A Comparison of Machine Learning Algorithms for Wi-Fi Sensing Using CSI Data

Abstract

In today’s digital era, our lives are deeply intertwined with advancements in digital electronics and Radio Frequency (RF) communications. From cell phones to laptops, and from Wireless Fidelity (Wi-Fi) to Radio Frequency IDentification (RFID) technology, we rely on a range of electronic devices for everyday tasks. As technology continues to evolve, it presents innovative ways to harness existing resources more efficiently. One remarkable example of this adaptability is the utilization of Wi-Fi networks for Wi-Fi sensing. With Wi-Fi sensing, we can repurpose existing networking devices not only for connectivity but also for essential functions like motion detection for security systems, human motion tracking, fall detection, personal identification, and gesture recognition using Machine Learning (ML) techniques. Integrating Wi-Fi signals into sensing applications expands their potential across various domains. At the Gamgee, we are actively researching the utilization of Wi-Fi signals for Wi-Fi sensing, aiming to provide our clients with more valuable services alongside connectivity and control.
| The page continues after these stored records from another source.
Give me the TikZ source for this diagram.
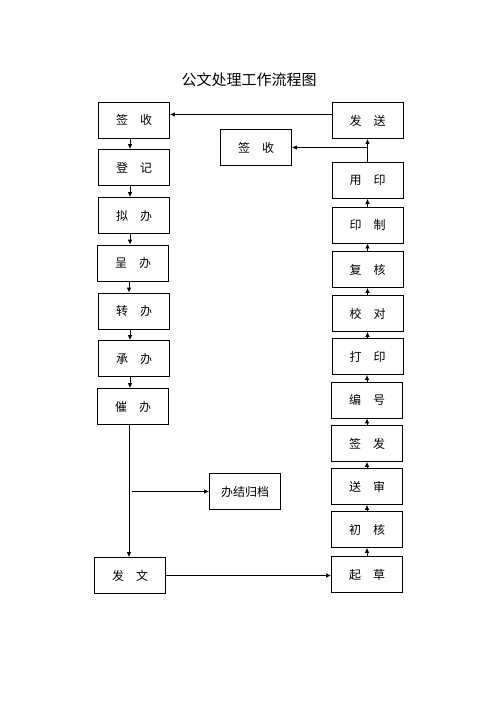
\documentclass[tikz,border=0pt]{standalone}
\usepackage{fontspec}
\newfontfamily\cjk{Noto Sans CJK SC}
\usetikzlibrary{positioning,arrows.meta,calc}

\begin{document}
\begin{tikzpicture}[
  x=1pt, y=-1pt,
  >={Latex[length=5pt,width=4.5pt]},
  blk/.style={draw, line width=0.8pt, minimum width=71pt, minimum height=36pt,
              inner sep=0pt, font=\cjk\fontsize{12}{14}\selectfont},
  lnk/.style={->, line width=0.8pt},
  ttl/.style={font=\cjk\fontsize{15}{18}\selectfont}]
  \useasboundingbox (0,0) rectangle (496,702);
  \node[ttl] (title) at (249,80) {公文处理工作流程图};
  % left column -- receiving
  \node[blk] (qs1)  at (134,120)   {签\quad 收};
  \node[blk] (dj)   at (134,167.5) {登\quad 记};
  \node[blk] (nb)   at (134,215.5) {拟\quad 办};
  \node[blk] (cb)   at (133,263)   {呈\quad 办};
  \node[blk] (zb)   at (134,311)   {转\quad 办};
  \node[blk] (chb)  at (134,358.5) {承\quad 办};
  \node[blk] (cuib) at (133,406.5) {催\quad 办};
  \node[blk] (fw)   at (130,575.5) {发\quad 文};
  \node[blk] (bjgd) at (245,491.5) {办结归档};
  % right column -- issuing
  \node[blk] (fs)  at (367.5,120.5) {发\quad 送};
  \node[blk] (qs2) at (256,147.5)   {签\quad 收};
  \node[blk] (yy)  at (367.5,180.5) {用\quad 印};
  \node[blk] (yz)  at (367.5,225)   {印\quad 制};
  \node[blk] (fh)  at (367.5,269.5) {复\quad 核};
  \node[blk] (jd)  at (367.5,313.5) {校\quad 对};
  \node[blk] (dy)  at (367.5,356.5) {打\quad 印};
  \node[blk] (bh)  at (367,400)     {编\quad 号};
  \node[blk] (qf)  at (367,443.5)   {签\quad 发};
  \node[blk] (ss)  at (367,486.5)   {送\quad 审};
  \node[blk] (ch)  at (367,529.5)   {初\quad 核};
  \node[blk] (qc)  at (367,574.5)   {起\quad 草};
  % arrows
  \foreach \a/\b in {qs1/dj, dj/nb, nb/cb, cb/zb, zb/chb, chb/cuib, cuib/fw}
    \draw[lnk] ([xshift=-4pt]\a.south) -- ([xshift=-4pt]\a.south |- \b.north);
  \foreach \a/\b in {qc/ch, ch/ss, ss/qf, qf/bh, bh/dy, dy/jd, jd/fh, fh/yz, yz/yy, yy/fs}
    \draw[lnk] (\a.north) -- (\a.north |- \b.south);
  \draw[lnk] ([yshift=6pt]fs.west) -- ([yshift=6pt]fs.west -| qs1.east);
  \draw[lnk] (yy.north |- qs2.east) -- (qs2.east);
  \draw[lnk] ([xshift=2pt]fw.north |- bjgd.west) -- (bjgd.west);
  \draw[lnk] (fw.east) -- (fw.east -| qc.west);
\end{tikzpicture}
\end{document}
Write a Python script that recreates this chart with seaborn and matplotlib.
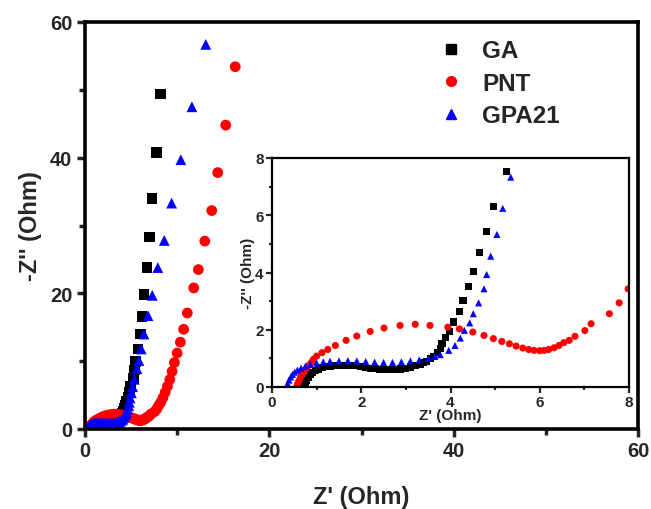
import matplotlib
matplotlib.use("Agg")
import matplotlib.pyplot as plt
from matplotlib.ticker import MultipleLocator
from matplotlib.lines import Line2D
import seaborn as sns
import pandas as pd

sns.set_theme(style="white")
plt.rcParams['font.family'] = ['Liberation Sans', 'DejaVu Sans']
plt.rcParams['font.weight'] = 'bold'
plt.rcParams['axes.labelweight'] = 'bold'

series_names = ["GA", "PNT", "GPA21"]
series_colors = ["black", "red", "blue"]
series_markers = ["s", "o", "^"]

GA_x = [0.71, 0.74, 0.78, 0.82, 0.86, 0.91, 0.97, 1.04, 1.12, 1.21, 1.31, 1.42, 1.53, 1.64, 1.75,
        1.86, 1.98, 2.09, 2.2, 2.31, 2.42, 2.53, 2.64, 2.75, 2.87, 2.98, 3.1, 3.21, 3.32, 3.4,
        3.47, 3.55, 3.62, 3.7, 3.77, 3.81, 3.88, 3.97, 4.07, 4.2, 4.28, 4.4, 4.51, 4.66, 4.81,
        4.97, 5.26, 5.38, 5.49, 5.75, 6.0, 6.18, 6.40, 6.73, 7.02, 7.27, 7.75, 8.18]
GA_y = [0.0, 0.12, 0.23, 0.33, 0.43, 0.51, 0.58, 0.63, 0.67, 0.71, 0.73, 0.75, 0.76, 0.76, 0.76,
        0.74, 0.72, 0.69, 0.66, 0.64, 0.62, 0.61, 0.60, 0.61, 0.63, 0.66, 0.70, 0.74, 0.79, 0.84,
        0.9, 0.98, 1.08, 1.2, 1.34, 1.51, 1.72, 1.94, 2.27, 2.64, 3.02, 3.51, 4.05, 4.69, 5.44,
        6.31, 7.52, 8.7, 10.0, 11.8, 14.0, 16.6, 19.8, 23.8, 28.3, 34.0, 40.8, 49.4]

PNT_x = [0.55, 0.57, 0.6, 0.63, 0.66, 0.7, 0.74, 0.79, 0.84, 0.89, 0.93, 1.0, 1.12, 1.25, 1.42,
         1.66, 1.9, 2.2, 2.51, 2.87, 3.21, 3.54, 3.94, 4.2, 4.5, 4.75, 4.96, 5.15, 5.32, 5.47,
         5.62, 5.75, 5.87, 6.0, 6.1, 6.2, 6.32, 6.43, 6.54, 6.66, 6.79, 7.01, 7.15, 7.56, 7.78,
         7.98, 8.2, 8.45, 8.7, 8.95, 9.2, 9.45, 9.7, 10.0, 10.35, 10.7, 11.1, 11.8, 12.3, 13.0,
         13.75, 14.4, 15.27, 16.3]
PNT_y = [0.0, 0.1, 0.2, 0.3, 0.4, 0.5, 0.6, 0.69, 0.78, 0.87, 0.97, 1.08, 1.2, 1.31, 1.45,
         1.63, 1.78, 1.94, 2.06, 2.15, 2.19, 2.15, 2.09, 2.03, 1.92, 1.80, 1.69, 1.59, 1.51, 1.43,
         1.36, 1.31, 1.28, 1.27, 1.28, 1.31, 1.37, 1.45, 1.55, 1.63, 1.77, 1.97, 2.21, 2.56, 2.94,
         3.43, 3.9, 4.6, 5.4, 6.3, 7.3, 8.5, 9.8, 11.2, 12.8, 14.7, 17.1, 20.8, 23.5, 27.7,
         32.2, 37.8, 44.8, 53.4]

GPA21_x = [0.33, 0.35, 0.38, 0.42, 0.46, 0.51, 0.57, 0.65, 0.75, 0.86, 1.0, 1.15, 1.3, 1.5, 1.7,
           1.9, 2.1, 2.3, 2.5, 2.7, 2.9, 3.1, 3.3, 3.5, 3.65, 3.77, 3.96, 4.1, 4.22, 4.31,
           4.43, 4.51, 4.63, 4.75, 4.81, 4.9, 5.04, 5.17, 5.35, 5.64, 5.85, 6.1, 6.4, 6.84, 7.3,
           7.9, 8.6, 9.4, 10.4, 11.6, 13.1]
GPA21_y = [0.0, 0.12, 0.24, 0.35, 0.44, 0.52, 0.59, 0.66, 0.73, 0.79, 0.84, 0.88, 0.9, 0.91, 0.92,
           0.91, 0.89, 0.87, 0.86, 0.86, 0.88, 0.91, 0.95, 1.01, 1.07, 1.13, 1.28, 1.45, 1.71, 1.98,
           2.24, 2.56, 2.94, 3.43, 3.93, 4.57, 5.33, 6.24, 7.33, 8.9, 10.1, 11.8, 14.0, 16.7, 19.7,
           23.8, 27.8, 33.3, 39.7, 47.5, 56.7]

frames = []
for name, xs, ys in [("GA", GA_x, GA_y), ("PNT", PNT_x, PNT_y), ("GPA21", GPA21_x, GPA21_y)]:
    frames.append(pd.DataFrame({"Z_re": xs, "Z_im": ys, "sample": name}))
df = pd.concat(frames, ignore_index=True)

palette = dict(zip(series_names, series_colors))
markers = dict(zip(series_names, series_markers))

W, H = 651, 510
fig = plt.figure(figsize=(W / 100, H / 100), dpi=100)

# main axes
ax = fig.add_axes([85 / W, (H - 430) / H, (638 - 85) / W, (430 - 23) / H])
sns.scatterplot(data=df, x="Z_re", y="Z_im", hue="sample", style="sample",
                hue_order=series_names, style_order=series_names,
                palette=palette, markers=markers, s=60, linewidth=0, ax=ax, legend=False)
ax.set_xlim(0, 60)
ax.set_ylim(0, 60)
ax.xaxis.set_major_locator(MultipleLocator(20))
ax.xaxis.set_minor_locator(MultipleLocator(10))
ax.yaxis.set_major_locator(MultipleLocator(20))
ax.yaxis.set_minor_locator(MultipleLocator(10))
ax.tick_params(which="major", direction="out", length=6, width=2.5, labelsize=14.5,
               bottom=True, left=True, pad=3)
ax.tick_params(which="minor", direction="out", length=4, width=2.5, bottom=True, left=True)
for t in ax.get_xticklabels() + ax.get_yticklabels():
    t.set_fontweight("bold")
for sp in ax.spines.values():
    sp.set_linewidth(2.6)
    sp.set_color("black")
ax.set_xlabel("Z' (Ohm)", fontsize=17, fontweight="bold", labelpad=18)
ax.set_ylabel("-Z'' (Ohm)", fontsize=17, fontweight="bold", labelpad=6)

# legend
handles = [Line2D([], [], linestyle="none", marker=m, color=c, markersize=7)
           for m, c in zip(series_markers, series_colors)]
leg = ax.legend(handles, series_names, loc="upper left", bbox_to_anchor=(0.622, 0.982),
                frameon=False, fontsize=17.5, handlelength=1.0, handletextpad=0.8,
                labelspacing=0.4, borderaxespad=0)
for t in leg.get_texts():
    t.set_fontweight("bold")

# inset axes
ins = fig.add_axes([272 / W, (H - 388) / H, (629 - 272) / W, (388 - 159) / H])
sns.scatterplot(data=df, x="Z_re", y="Z_im", hue="sample", style="sample",
                hue_order=series_names, style_order=series_names,
                palette=palette, markers=markers, s=26, linewidth=0, ax=ins, legend=False)
ins.set_xlim(0, 8)
ins.set_ylim(0, 8)
ins.xaxis.set_major_locator(MultipleLocator(2))
ins.xaxis.set_minor_locator(MultipleLocator(1))
ins.yaxis.set_major_locator(MultipleLocator(2))
ins.yaxis.set_minor_locator(MultipleLocator(1))
ins.tick_params(which="major", direction="out", length=4, width=1.6, labelsize=11,
                bottom=True, left=True, pad=2)
ins.tick_params(which="minor", direction="out", length=2.5, width=1.6, bottom=True, left=True)
for t in ins.get_xticklabels() + ins.get_yticklabels():
    t.set_fontweight("bold")
for sp in ins.spines.values():
    sp.set_linewidth(1.6)
    sp.set_color("black")
ins.set_xlabel("Z' (Ohm)", fontsize=11, fontweight="bold", labelpad=-1)
ins.set_ylabel("-Z'' (Ohm)", fontsize=11, fontweight="bold", labelpad=0)

fig.savefig("out.png", dpi=100)
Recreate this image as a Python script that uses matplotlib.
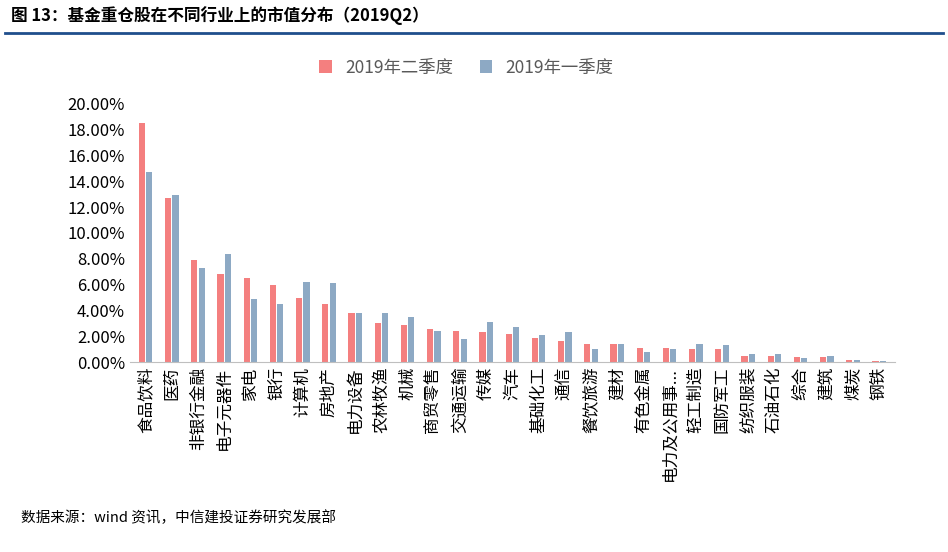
import matplotlib
matplotlib.use("Agg")
import matplotlib.pyplot as plt
import numpy as np
from matplotlib.ticker import FuncFormatter
from matplotlib.lines import Line2D

plt.rcParams["font.family"] = ["Noto Sans CJK SC", "DejaVu Sans"]

categories = ["食品饮料","医药","非银行金融","电子元器件","家电","银行","计算机","房地产","电力设备","农林牧渔",
              "机械","商贸零售","交通运输","传媒","汽车","基础化工","通信","餐饮旅游","建材","有色金属",
              "电力及公用事...","轻工制造","国防军工","纺织服装","石油石化","综合","建筑","煤炭","钢铁"]
q2 = [18.5,12.7,7.9,6.8,6.5,6.0,5.0,4.5,3.8,3.0,2.9,2.6,2.4,2.3,2.2,1.9,1.6,1.4,1.4,1.1,1.1,1.0,1.0,0.5,0.5,0.4,0.4,0.2,0.1]
q1 = [14.7,12.9,7.3,8.4,4.9,4.5,6.2,6.1,3.8,3.8,3.5,2.4,1.8,3.1,2.7,2.1,2.3,1.0,1.4,0.8,1.0,1.4,1.3,0.6,0.6,0.3,0.5,0.2,0.1]
series_names = ["2019年二季度","2019年一季度"]
yticks = [0,2,4,6,8,10,12,14,16,18,20]

c2 = "#F47F7F"
c1 = "#8DA9C4"

fig = plt.figure(figsize=(9.48,5.52), dpi=100)
fig.text(0.012, 0.972, "图 13：基金重仓股在不同行业上的市值分布（2019Q2）", fontsize=12, fontweight="bold", va="center")
fig.add_artist(Line2D([0.005,0.995],[0.94,0.94], color="#1F4E8C", lw=2))
fig.text(0.022, 0.062, "数据来源：wind 资讯，中信建投证券研究发展部", fontsize=10.5, style="italic", va="center")

ax = fig.add_axes([0.137,0.344,0.807,0.468])
x = np.arange(len(categories))
w = 0.24
ax.bar(x-w/2-0.02, q2, w, color=c2, label=series_names[0])
ax.bar(x+w/2+0.02, q1, w, color=c1, label=series_names[1])
ax.set_xlim(-0.6, len(categories)-0.4)
ax.set_ylim(0,20)
ax.set_yticks(yticks)
ax.yaxis.set_major_formatter(FuncFormatter(lambda v,p: f"{v:.2f}%"))
ax.set_xticks(x)
ax.set_xticklabels(categories, rotation=90, fontsize=12)
ax.tick_params(axis="y", labelsize=12, length=0)
ax.tick_params(axis="x", length=0)
for s in ["top","right","left"]:
    ax.spines[s].set_visible(False)
ax.spines["bottom"].set_color("#BFBFBF")
ax.legend(loc="center", bbox_to_anchor=(0.44,1.14), ncol=2, frameon=False, fontsize=12.5,
          handlelength=0.7, handleheight=0.7, labelcolor="#595959", columnspacing=1.5)
fig.savefig("out.png", dpi=100)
This paper presents an orchestration of baseline experiments, analyzing a variety of machine learning algorithms to identify the most suitable one for Wi-Fi-based motion detection. We use a publicly available Wi-Fi dataset based on Channel State Information (CSI) for benchmarking and conduct a comprehensive comparison of different machine learning techniques in the classification domain. We evaluate nine distinct ML techniques, encompassing both shallow learning (SL) and deep learning (DL) methods, to determine the most effective approach for motion detection using Wi-Fi router CSI data. Our assessment involves six performance metrics to gauge the effectiveness of each machine learning technique.